There can, however, be little doubt that the feelings of those most immediately around the English Sovereign would have led them far on the way with the work of the Holy Alliance. In point of fact, for a time such Ministers as Lord Liverpool and Lord Castlereagh were very willing indeed that England should lend herself to the conspiracy of Verona. It was only when Canning came into power that a complete severance took place, once for all, between the policy of England in foreign affairs and the principles of the Holy Alliance. Even if England had joined in the conspiracy, it is utterly impossible that it could have held its own for any considerable length of time. The genuine principle of democracy was, indeed, a little out of favour, even in England, at the date when the two Emperors and the King signed their portentous Treaty. The excesses of the French Revolution and the military dictatorship of Napoleon had aroused an immense alarm all through England and everywhere else.
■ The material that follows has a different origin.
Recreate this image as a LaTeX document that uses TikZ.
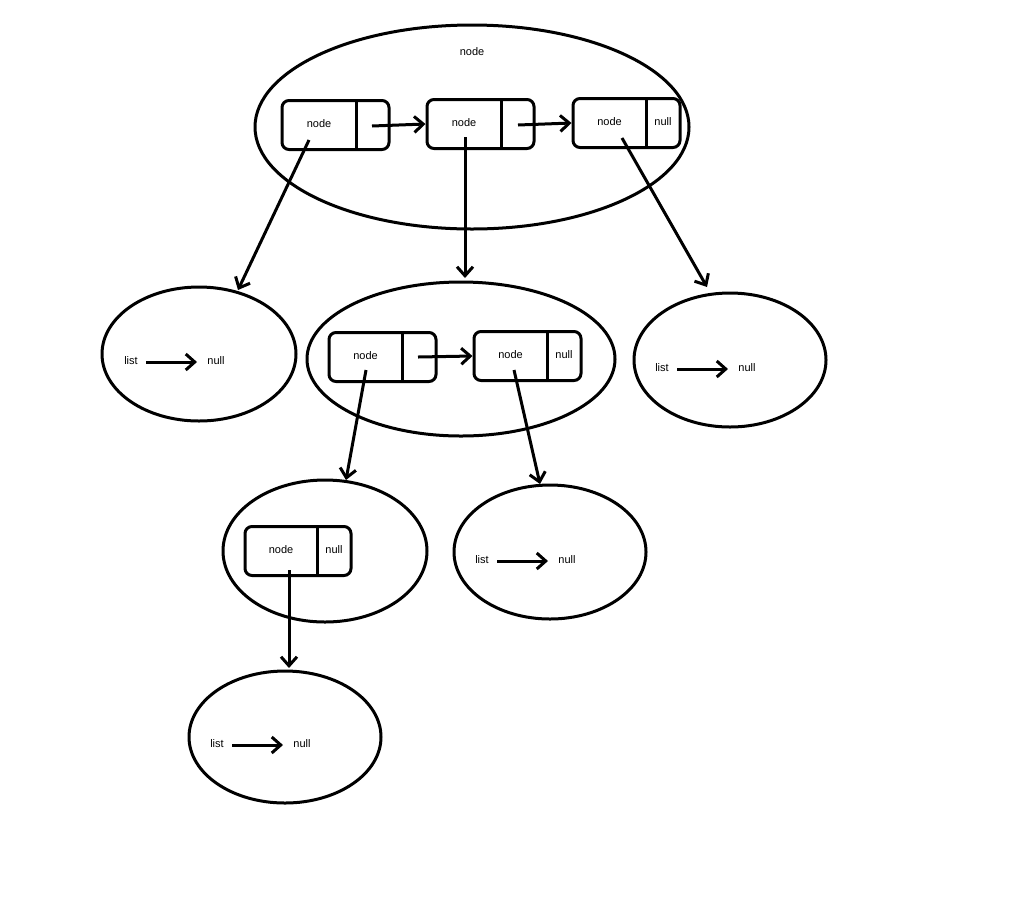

It cannot be questioned that even in domestic policy the mind of Pitt was greatly affected by the influence of this alarm. Reforms were delayed in England because of the difficulty which the mind of the average man had in distinguishing between a demand for a reform and a clamour for a revolution. But the democratic reform must have begun to develop before long, if all the Sovereigns of Europe had been combined against it. Democratic reform, to apply to it the noble language of Wordsworth's sonnet, had "great allies," its "friends were exultations, agonies, and love, and man's unconquerable mind".